As the repository on our home PC is also a clone of the GitHub repository, it kept track of the location of it using the name origin as well. So we can pull commits from that location (GitHub) using the git pull command:
$ git pull origin main
This copies any commits on the GitHub repository into the Home PC repository:
If you push or pull changes to a repository that has extra commits, Git merges the extra commits with the pushed ones (as with the merge command). This can introduce the possibility of merge conflicts when Git is uncertain how to best combine two changes. These must be resolved by you as described in the merge conflict section. For this reason, it is always best practice to pull changes into your local branch, fix any merge conflicts, create a new commit, and only then push it to the remote repository. This ensures that the main branch code is always in good shape.
You can actually set up as many remote repositories as you want. In the diagram above, it would be possible to push or pull from the Lab PC to the Home PC directly, provided you had a publicly accessible URL for both (as we normally don’t have static IP addresses for home networks, this is unlikely). You can add an additional remote repository with git remote add [name] [url].
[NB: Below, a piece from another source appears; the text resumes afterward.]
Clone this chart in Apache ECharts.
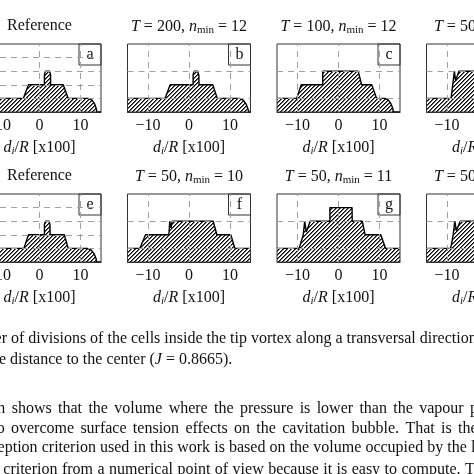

This can be helpful if you have a project you’ve started on your home machine and want to push to GitHub. Create an empty project on GitHub (it must be completely empty, so don’t create a default readme or license file). Then copy the clone URL and use it in your local Git command:
git remote add origin [remote url]
[remote url] is the GitHub clone url. After you’ve done this, you can push your project to GitHub normally.
You can also list all remote repositories in a repo with:
git remote -v
You probably noticed in our push and pull examples above, we specified the
main branch. You can also pull or push from other branches, i.e. if you had an
experiment branch on your remote repository
origin you could pull it with:
git pull origin experiment
That would merge the
experiment branch into the branch you currently have checked out. Most often, we want to have our remote and local branches correspond to one another. In that case, we should create a local
experiment branch and link it to the one in our
origin repository. We need to first create and checkout our local
experiment branch, and set its upstream:
git branch experiment
git checkout experiment
git --set-upstream origin experiment
local experiment branch is linked to our remote
experiment branch - and we can use the short-form push/pull commands when we have the branch checked out, i.e. when the
experiment branch is checked out, we can use
git push instead of
git push origin experiment.
There is also a shorthand for creating a local branch that is synchronized to a remote upstream branch:
git checkout -b experiment origin/experiment
This shorthand does the same operations as the three commands above.